QualcommのSnapdragonはどこへ向かうのか 鍵を握る「車載システム」への領域拡大
ITmedia Mobile / 2024年12月14日 6時5分
Investor Day 2024でのAmon氏のプレゼンテーション。5つの注力分野の現状と見通しを説明する
2023年にアナウンスされ、対応PCの出荷が2024年5月にスタートした新CPUコア「Oryon(オライオン)」搭載の「Snapdragon X Elite/Plus」だが、2024年10月に開催されたSnapdragon Summitでは、この技術をモバイル向けSoCに応用した第2世代のOryonコアを搭載した「Snapdragon 8 Elite」が発表されている。詳細については既報の通りだが、ここで注目すべきなのは同じSoCを異なる分野にそのまま横展開するのではなく、適時最適化を行った形で少しずつ浸透させるよう動いている点にある。
この新しいモバイル向けSoCについて興味深いのは、昨今のユースケースを想定して内部構造を大きくブラッシュアップしていることだ。例えばCPUコアに関してだけ見れば、スマートフォンのようなモバイル環境ではPCとは異なり、バックグラウンドタスクが少ないため、基本的に一番“表”に出てきているフォアグラウンドのアプリの動作に注力していればよかった。そのため、SoCのCPU部分では1つの強力なPrimeコアを配置し、残りはその補助を行うPerformanceコアと、普段使いでの低消費電力動作を想定したEfficiencyコアを複数並べるといった手法が近年では取られることが多かった。
一方でSnapdragon 8 EliteではPrimeコアが2つに、それを補助すべく従来よりも性能強化されたPerformanceコアを複数並べ、Efficiencyコアの代替としている。よりパフォーマンス寄りとなっているのは、ゲームを中心にCPUパワーを多く利用するアプリが増えつつある現状を考慮したものだ。
同様に、今後もモバイル端末でのAI活用が進むことを考慮し、AI対応アプリやサービスがより効率的かつ安全に動作するための改良も進んでいる。PC USERにSnapdragonのAI対応について、実際にどのような改良が行われ、最新のAIトレンドをいかに取り込んでいくかについてまとめた。

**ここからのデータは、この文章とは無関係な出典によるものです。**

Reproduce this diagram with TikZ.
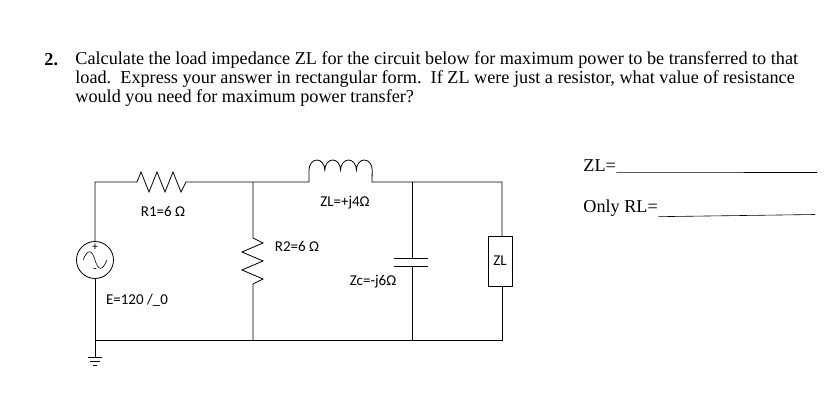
\documentclass[tikz,border=0pt]{standalone}
\usepackage{fontspec}
\setmainfont{Liberation Serif}
\newfontfamily\carfont{Carlito}
\begin{document}
\begin{tikzpicture}[x=1pt,y=-1pt,line width=0.8pt,
  q/.style={anchor=west,inner sep=0pt,font=\fontsize{18.2}{20}\selectfont},
  lbl/.style={inner sep=0pt,font=\carfont\fontsize{15}{17}\selectfont}]
\useasboundingbox (0,0) rectangle (840,420);
\node[q] (num) at (44,60) {\textbf{2.}};
\node[q] (l1) at (75,60) {Calculate the load impedance ZL for the circuit below for maximum power to be transferred to that};
\node[q] (l2) at (75,79) {load.\ \ Express your answer in rectangular form.\ \ If ZL were just a resistor, what value of resistance};
\node[q] (l3) at (75,98) {would you need for maximum power transfer?};
\node[q] (zla) at (583,166) {ZL=};
\node[q] (rla) at (583,208) {Only RL=};
\draw[line width=0.6pt] (zla.south east) -- (817,172.5);
\draw[line width=0.6pt] (rla.south east) -- (815,214.5);
% circuit
\coordinate (tl) at (95,182); \coordinate (bl) at (95,340);
\node[circle,draw,minimum size=37pt,inner sep=0pt] (src) at (95,260) {};
\draw (src.north) -- (tl) -- (137,182)
  -- (141,172) -- (149,192) -- (157,172) -- (165,192) -- (173,172) -- (181,192) -- (186,182) -- (309,182);
\draw (309,182) -- (309,170) arc (180:360:7.9 and 10) arc (180:360:7.9 and 10) arc (180:360:7.9 and 10) arc (180:360:7.9 and 10) -- (372,182) -- (502,182) -- (502,236);
\node[draw,minimum width=24pt,minimum height=50pt,inner sep=0pt,lbl] (zl) at (500,261) {ZL};
\draw (502,286) -- (502,340) -- (bl) -- (src.south);
\draw (253,182) -- (253,238) -- (263,243) -- (242,252) -- (263,261) -- (242,270) -- (263,279) -- (253,284) -- (253,340);
\draw (412,182) -- (412,258) (394,258) -- (428,258) (394,266) -- (428,266) (412,266) -- (412,340);
\draw[line width=0.6pt] (83,260) .. controls (88,248) and (92,250) .. (95,260) .. controls (98,270) and (102,272) .. (107,260);
\node[lbl,font=\carfont\fontsize{12}{13}\selectfont] (p) at (95,247) {+};
\node[lbl,font=\carfont\fontsize{12}{13}\selectfont] (m) at (95,271) {-};
\draw (bl) -- (95,357);
\draw (88,357) -- (102,357) (90,361) -- (100,361) (93,365) -- (97,365);
\node[lbl] (r1) at (163,211) {R1=6 Ω};
\node[lbl] (zlind) at (345,203) {ZL=+j4Ω};
\node[lbl] (r2) at (297,246) {R2=6 Ω};
\node[lbl] (zc) at (373,282) {Zc=-j6Ω};
\node[lbl] (e) at (137,300) {E=120 /\_0};
\end{tikzpicture}
\end{document}
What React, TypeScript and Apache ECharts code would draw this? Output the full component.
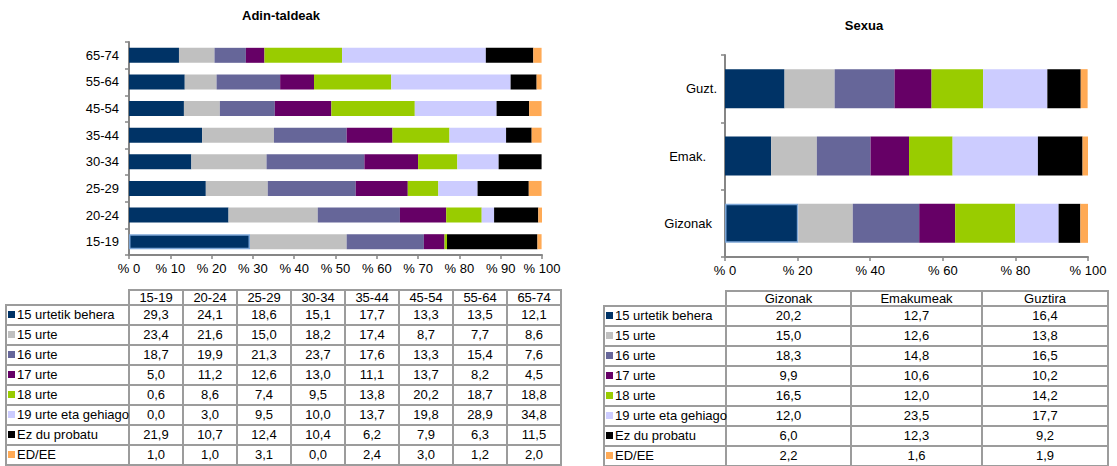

例えば数年前までのAIといえば画像や音声認識が中心で、2022年以降にコンシューマーの世界でもメジャーになった大規模言語モデル(LLM:Large Language Model)のような生成AIの動作は考慮されていなかった。LLMを実行しやすいようNPUであるHexagonの演算器の構成をそれに最適化する形で強化し、さらにメモリアクセス速度がレスポンスの向上に最も効果的であることから、周辺アーキテクチャを見直すなどの工夫が凝らされている。